A model that only ever read an agent's movement symbols built a map of its world inside — all on its own. Here you read what it sees, decode that map from its mind, then edit it — and watch its behavior follow the false belief.
A stream of moves. No picture. No map. No coordinates. Just these symbols, one after another.
We point a "mind-reader" (a linear probe) at its hidden activations.
A 155,000-parameter network was trained to do one thing: predict the next move-symbol. It was never shown a grid, a map, or a single coordinate. Yet to do its job it built a model of the world the symbols describe — and kept it in its activations, where a simple linear probe can read it out.

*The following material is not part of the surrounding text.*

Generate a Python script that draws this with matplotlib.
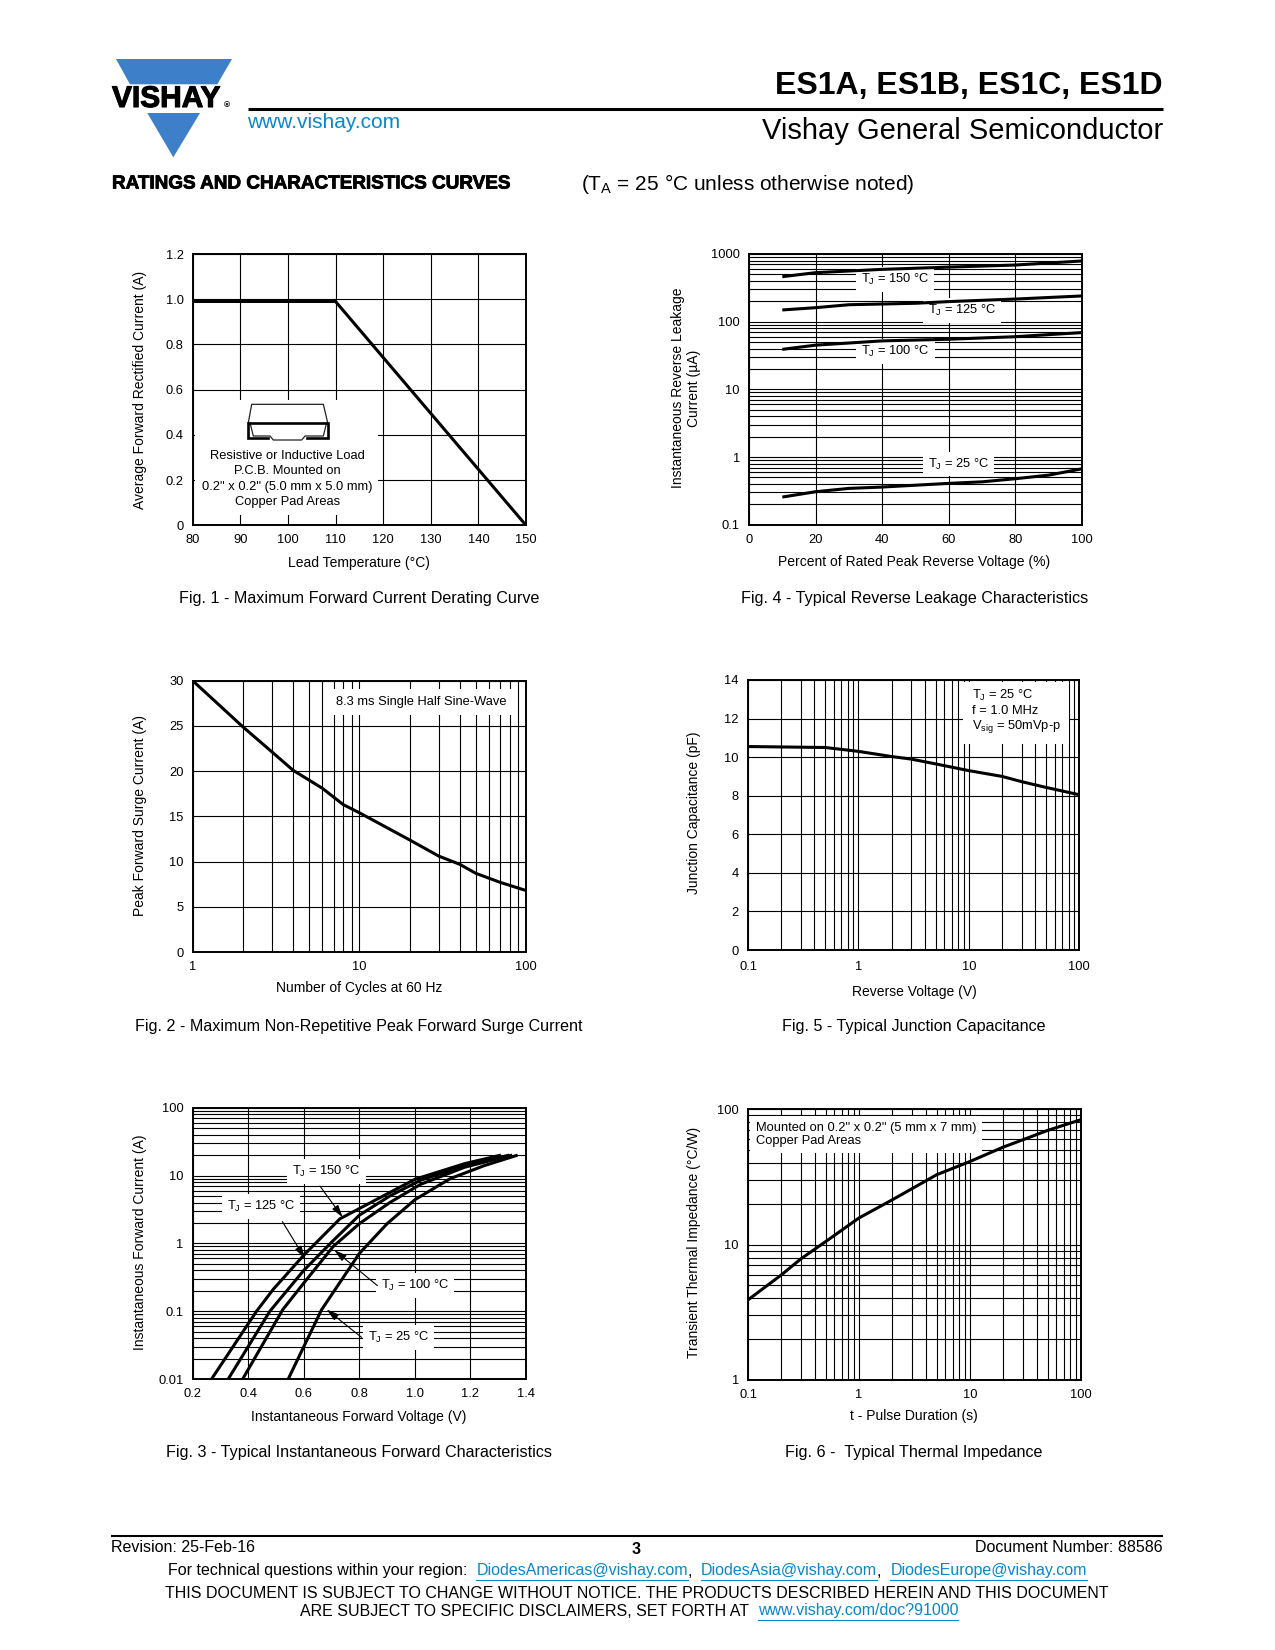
import numpy as np
import matplotlib
matplotlib.use('Agg')
import matplotlib.pyplot as plt
from matplotlib.patches import Polygon, Rectangle
from matplotlib.ticker import LogLocator, NullFormatter
import matplotlib.patheffects as pe

plt.rcParams['font.family'] = ['Liberation Sans', 'DejaVu Sans']
plt.rcParams['mathtext.fontset'] = 'custom'
plt.rcParams['mathtext.rm'] = 'Liberation Sans'
plt.rcParams['mathtext.default'] = 'rm'

W, H = 1275, 1650
BLUE = '#3d7fc8'
LINK = '#0a86cc'

# fig 1
derate_x = [80, 110, 150]
derate_y = [0.99, 0.99, 0]
# fig 2
surge_x = [1, 2, 3, 4, 5, 6, 8, 10, 20, 30, 40, 50, 70, 100]
surge_y = [30, 24.9, 22.1, 20.1, 19.0, 18.1, 16.3, 15.4, 12.4, 10.6, 9.7, 8.7, 7.7, 6.8]
# fig 3
vf_150_x = [0.268, 0.43, 0.49, 0.6, 0.73, 0.886, 1.0, 1.18, 1.31]
vf_150_y = [0.01, 0.1, 0.21, 0.67, 2.3, 5, 8.8, 15, 20]
vf_125_x = [0.328, 0.478, 0.6, 0.706, 0.80, 0.91, 1.02, 1.18, 1.34]
vf_125_y = [0.01, 0.1, 0.40, 1.1, 2.6, 5, 8.5, 14, 20]
vf_100_x = [0.38, 0.524, 0.6, 0.706, 0.80, 0.91, 1.02, 1.18, 1.35]
vf_100_y = [0.01, 0.105, 0.26, 0.9, 1.95, 4, 7.4, 13.3, 20]
vf_25_x = [0.544, 0.6, 0.664, 0.80, 0.9, 1.0, 1.127, 1.25, 1.37]
vf_25_y = [0.01, 0.03, 0.105, 0.71, 1.95, 4.4, 9, 14, 20]
# fig 4
leak_150_x = [10, 20, 40, 60, 80, 100]
leak_150_y = [462, 530, 593, 640, 687, 789]
leak_125_x = [10, 20, 30, 50, 60, 80, 100]
leak_125_y = [149, 161, 178, 187, 198, 216, 240]
leak_100_x = [10, 20, 40, 60, 80, 100]
leak_100_y = [39, 45, 52, 55, 60, 69]
leak_25_x = [10, 20, 30, 40, 60, 70, 80, 90, 100]
leak_25_y = [0.256, 0.307, 0.344, 0.36, 0.408, 0.43, 0.478, 0.54, 0.67]
# fig 5
cap_x = [0.1, 0.5, 1, 2, 3, 5, 10, 20, 30, 50, 100]
cap_y = [10.55, 10.5, 10.3, 10.03, 9.9, 9.65, 9.3, 9.0, 8.73, 8.43, 8.05]
# fig 6
therm_x = [0.1, 0.2, 0.3, 0.5, 1, 2, 3, 5, 10, 20, 30, 50, 100]
therm_y = [3.9, 5.97, 7.84, 10.5, 15.7, 21.4, 25.8, 32.7, 41, 52.4, 59.3, 69.5, 83.4]

fig = plt.figure(figsize=(W / 100, H / 100), dpi=100)
page = fig.add_axes([0, 0, 1, 1], zorder=5)
page.set_xlim(0, W)
page.set_ylim(H, 0)
page.axis('off')


def make_axes(left, top, right, bottom):
    ax = fig.add_axes([left / W, 1 - bottom / H, (right - left) / W, (bottom - top) / H], zorder=2)
    ax.set_axisbelow(True)
    for s in ax.spines.values():
        s.set_linewidth(1.4)
        s.set_zorder(6)
    ax.grid(True, which='both', color='black', linewidth=0.8)
    ax.tick_params(which='both', length=0, labelsize=9.3, pad=6.5)
    return ax


def log_axis(axis):
    axis.set_minor_locator(LogLocator(base=10, subs=range(2, 10), numticks=20))
    axis.set_minor_formatter(NullFormatter())


def curve(ax, x, y):
    ax.plot(x, y, color='black', linewidth=2.2, zorder=4, solid_capstyle='butt')


def tag(ax, x, y, s, ha='center', pad=3.5, **kw):
    ax.text(x, y, s, ha=ha, va='center', fontsize=9.3, zorder=3,
            bbox=dict(facecolor='white', edgecolor='none', pad=pad), **kw)


def arrow(ax, tail, head):
    ax.annotate('', xy=head, xytext=tail, zorder=5,
                arrowprops=dict(arrowstyle='-|>,head_length=0.75,head_width=0.22', color='black',
                                linewidth=0.8, shrinkA=0, shrinkB=0))


def label(x, y, s, size=10, **kw):
    kw.setdefault('ha', 'center')
    kw.setdefault('va', 'center')
    return page.text(x, y, s, fontsize=size, **kw)


def runs(x, y, parts, size):
    # text pieces one after the other, some of them underlined links
    r = fig.canvas.get_renderer()
    for s, link in parts:
        t = page.text(x, y, s, fontsize=size, va='center', ha='left', color=LINK if link else 'black')
        w = t.get_window_extent(r).width
        if s.endswith(' '):
            w += size * 0.278 * 100 / 72
        if link:
            page.plot([x, x + w], [y + 8.5, y + 8.5], color=LINK, linewidth=0.8)
        x += w


# fig 1
ax1 = make_axes(192.7, 254, 526, 525.3)
curve(ax1, derate_x, derate_y)
ax1.set_xlim(80, 150)
ax1.set_ylim(0, 1.2)
ax1.set_xticks(range(80, 151, 10))
ax1.set_yticks([0, 0.2, 0.4, 0.6, 0.8, 1.0, 1.2], ['0', '0.2', '0.4', '0.6', '0.8', '1.0', '1.2'])

page.add_patch(Rectangle((195, 400), 183, 115, facecolor='white', edgecolor='none', zorder=1))


def z1(points):
    return [(100 + a / 3, 230 + b / 3) for a, b in points]


page.plot(*zip(*z1([(445, 578), (455, 523), (670, 523), (683, 578)])), color='#222222', lw=0.9, zorder=2)
page.plot(*zip(*z1([(450, 578), (460, 618), (510, 618), (520, 630), (605, 630), (615, 618), (670, 618), (680, 578)])),
          color='#222222', lw=0.9, zorder=2)
page.plot(*zip(*z1([(505, 625), (445, 625), (445, 578), (683, 578), (683, 625), (622, 625)])),
          color='black', lw=1.9, zorder=2, solid_joinstyle='miter')
for yy, s in zip([456, 471, 487, 502], ['Resistive or Inductive Load', 'P.C.B. Mounted on',
                                        '0.2" x 0.2" (5.0 mm x 5.0 mm)', 'Copper Pad Areas']):
    label(287.5, yy, s, size=9.3, zorder=3)

# fig 2
ax2 = make_axes(192.7, 680.7, 526, 952)
curve(ax2, surge_x, surge_y)
ax2.set_xscale('log')
ax2.set_xlim(1, 100)
ax2.set_ylim(0, 30)
log_axis(ax2.xaxis)
ax2.set_xticks([1, 10, 100], ['1', '10', '100'])
ax2.set_yticks(range(0, 31, 5))
tag(ax2, 23.6, 27.6, '8.3 ms Single Half Sine-Wave', pad=5)

# fig 3
ax3 = make_axes(192.7, 1107.7, 526, 1379)
for x, y in [(vf_150_x, vf_150_y), (vf_125_x, vf_125_y), (vf_100_x, vf_100_y), (vf_25_x, vf_25_y)]:
    curve(ax3, x, y)
ax3.set_yscale('log')
ax3.set_xlim(0.2, 1.4)
ax3.set_ylim(0.01, 100)
log_axis(ax3.yaxis)
ax3.set_xticks([0.2, 0.4, 0.6, 0.8, 1.0, 1.2, 1.4], ['0.2', '0.4', '0.6', '0.8', '1.0', '1.2', '1.4'])
ax3.set_yticks([0.01, 0.1, 1, 10, 100], ['0.01', '0.1', '1', '10', '100'])
tag(ax3, 0.682, 11.6, r'T$_{\mathrm{J}}$ = 150 °C')
tag(ax3, 0.446, 3.47, r'T$_{\mathrm{J}}$ = 125 °C')
tag(ax3, 1.0, 0.238, r'T$_{\mathrm{J}}$ = 100 °C')
tag(ax3, 0.94, 0.0411, r'T$_{\mathrm{J}}$ = 25 °C')
arrow(ax3, (0.658, 7.0), (0.74, 2.42))
arrow(ax3, (0.523, 2.09), (0.604, 0.60))
arrow(ax3, (0.865, 0.238), (0.71, 0.795))
arrow(ax3, (0.808, 0.0411), (0.682, 0.106))

# fig 4
ax4 = make_axes(749, 254, 1082, 524.7)
for x, y in [(leak_150_x, leak_150_y), (leak_125_x, leak_125_y), (leak_100_x, leak_100_y), (leak_25_x, leak_25_y)]:
    curve(ax4, x, y)
ax4.set_yscale('log')
ax4.set_xlim(0, 100)
ax4.set_ylim(0.1, 1000)
log_axis(ax4.yaxis)
ax4.set_xticks(range(0, 101, 20))
ax4.set_yticks([0.1, 1, 10, 100, 1000], ['0.1', '1', '10', '100', '1000'])
tag(ax4, 43.8, 423, r'T$_{\mathrm{J}}$ = 150 °C')
tag(ax4, 63.9, 145.5, r'T$_{\mathrm{J}}$ = 125 °C')
tag(ax4, 44, 36, r'T$_{\mathrm{J}}$ = 100 °C')
tag(ax4, 62.9, 0.788, r'T$_{\mathrm{J}}$ = 25 °C')

# fig 5
ax5 = make_axes(748, 680, 1079.3, 950)
curve(ax5, cap_x, cap_y)
ax5.set_xscale('log')
ax5.set_xlim(0.1, 100)
ax5.set_ylim(0, 14)
log_axis(ax5.xaxis)
ax5.set_xticks([0.1, 1, 10, 100], ['0.1', '1', '10', '100'])
ax5.set_yticks(range(0, 15, 2))
ax5.tick_params(axis='x', pad=8)
tag(ax5, 10.6, 12.36, 'T$_{\\mathrm{J}}$ = 25 °C\nf = 1.0 MHz\nV$_{\\mathrm{sig}}$ = 50mVp-p', ha='left', pad=6, linespacing=1.15)

# fig 6
ax6 = make_axes(748, 1109, 1081, 1380)
curve(ax6, therm_x, therm_y)
ax6.set_xscale('log')
ax6.set_yscale('log')
ax6.set_xlim(0.1, 100)
ax6.set_ylim(1, 100)
log_axis(ax6.xaxis)
log_axis(ax6.yaxis)
ax6.set_xticks([0.1, 1, 10, 100], ['0.1', '1', '10', '100'])
ax6.set_yticks([1, 10, 100], ['1', '10', '100'])
tag(ax6, 0.117, 64.6, 'Mounted on 0.2" x 0.2" (5 mm x 7 mm)\nCopper Pad Areas', ha='left', pad=4, linespacing=1.15)

# axis titles and captions
label(359, 563, 'Lead Temperature (°C)')
label(140, 390, 'Average Forward Rectified Current (A)', rotation=90)
label(359, 598, 'Fig. 1 - Maximum Forward Current Derating Curve', size=11.6)
label(914, 562, 'Percent of Rated Peak Reverse Voltage (%)')
label(686, 388, 'Instantaneous Reverse Leakage\nCurrent (µA)', rotation=90, linespacing=1.15)
label(915, 598, 'Fig. 4 - Typical Reverse Leakage Characteristics', size=11.6)
label(359, 988, 'Number of Cycles at 60 Hz')
label(140, 815, 'Peak Forward Surge Current (A)', rotation=90)
label(359, 1026, 'Fig. 2 - Maximum Non-Repetitive Peak Forward Surge Current', size=11.6)
label(914, 992, 'Reverse Voltage (V)')
label(694, 813, 'Junction Capacitance (pF)', rotation=90)
label(914, 1026, 'Fig. 5 - Typical Junction Capacitance', size=11.6)
label(359, 1417, 'Instantaneous Forward Voltage (V)')
label(140, 1242, 'Instantaneous Forward Current (A)', rotation=90)
label(359, 1453, 'Fig. 3 - Typical Instantaneous Forward Characteristics', size=11.6)
label(914, 1416, 't - Pulse Duration (s)')
label(694, 1242, 'Transient Thermal Impedance (°C/W)', rotation=90)
label(914, 1453, 'Fig. 6 -  Typical Thermal Impedance', size=11.6)

# logo and header
page.add_patch(Polygon([(116, 59), (232, 59), (217.3, 84.3), (130, 84.3)], facecolor=BLUE, edgecolor='none'))
page.add_patch(Polygon([(147.3, 113), (200, 113), (173.3, 157.3)], facecolor=BLUE, edgecolor='none'))
label(112, 99, 'VISHAY', size=21.5, ha='left', fontweight='bold',
      path_effects=[pe.withStroke(linewidth=0.8, foreground='black')])
label(227, 106, '®', size=6, fontweight='bold')
page.plot([247.7, 1163], [109, 109], color='black', linewidth=2.2, solid_capstyle='butt')
label(247, 122, 'www.vishay.com', size=15, ha='left', color=LINK)
label(1163, 86, 'ES1A, ES1B, ES1C, ES1D', size=23, ha='right', fontweight='bold')
label(1163, 131, 'Vishay General Semiconductor', size=21, ha='right')
label(112, 184, 'RATINGS AND CHARACTERISTICS CURVES', size=13.6, ha='left', fontweight='bold',
      path_effects=[pe.withStroke(linewidth=0.6, foreground='black')])
label(581, 184, '(T$_{\\mathrm{A}}$ = 25 °C unless otherwise noted)', size=15, ha='left')

# footer
page.plot([111, 1163], [1536, 1536], color='black', linewidth=1.5, solid_capstyle='butt')
label(111, 1548, 'Revision: 25-Feb-16', size=11.5, ha='left')
label(636, 1550, '3', size=11.5, fontweight='bold')
label(1163, 1548, 'Document Number: 88586', size=11.5, ha='right')
runs(168, 1571, [('For technical questions within your region: ', False), ('DiodesAmericas@vishay.com', True), (', ', False),
                 ('DiodesAsia@vishay.com', True), (', ', False), ('DiodesEurope@vishay.com', True)], 11.5)
label(636.5, 1594, 'THIS DOCUMENT IS SUBJECT TO CHANGE WITHOUT NOTICE. THE PRODUCTS DESCRIBED HEREIN AND THIS DOCUMENT', size=11.5)
runs(300, 1611, [('ARE SUBJECT TO SPECIFIC DISCLAIMERS, SET FORTH AT ', False), ('www.vishay.com/doc?91000', True)], 11.5)

fig.savefig('out.png', dpi=100)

When you clicked a cell, you overwrote its internal sense of place (activation patching). It then acted on the false belief — refusing exits that are only walls where it thinks it is, and "seeing" a lamp that isn't there. The representation is causal, not decorative.
measured on this very model:
✓ position decodable 98.8% (chance 2%)
✓ predicts only legal moves 100%
✓ belief-edit changes behavior 100%
✓ phantom-lamp on command 99.7%
And related patterns show up in larger systems. Othello-GPT, trained only on Othello moves, builds an internal board representation (Li et al.; Nanda); and research finds Llama-class models encode linear maps of real-world place and time (Gurnee & Tegmark). This toy model is small enough to prove end-to-end — and to run, live, in your browser.
Next in this series: render the real-world map of place and time hidden inside an actual LLM.
Refs: Othello-GPT world model · Language Models Represent Space & Time · Golden Gate Claude
A note on words: here, "belief" means a decoded internal state representation, not consciousness or human-like understanding. This is a controlled toy grid-world experiment; it shows that this model learned a measurable, causally relevant world-state representation — not that all large models have cleanly readable or editable beliefs.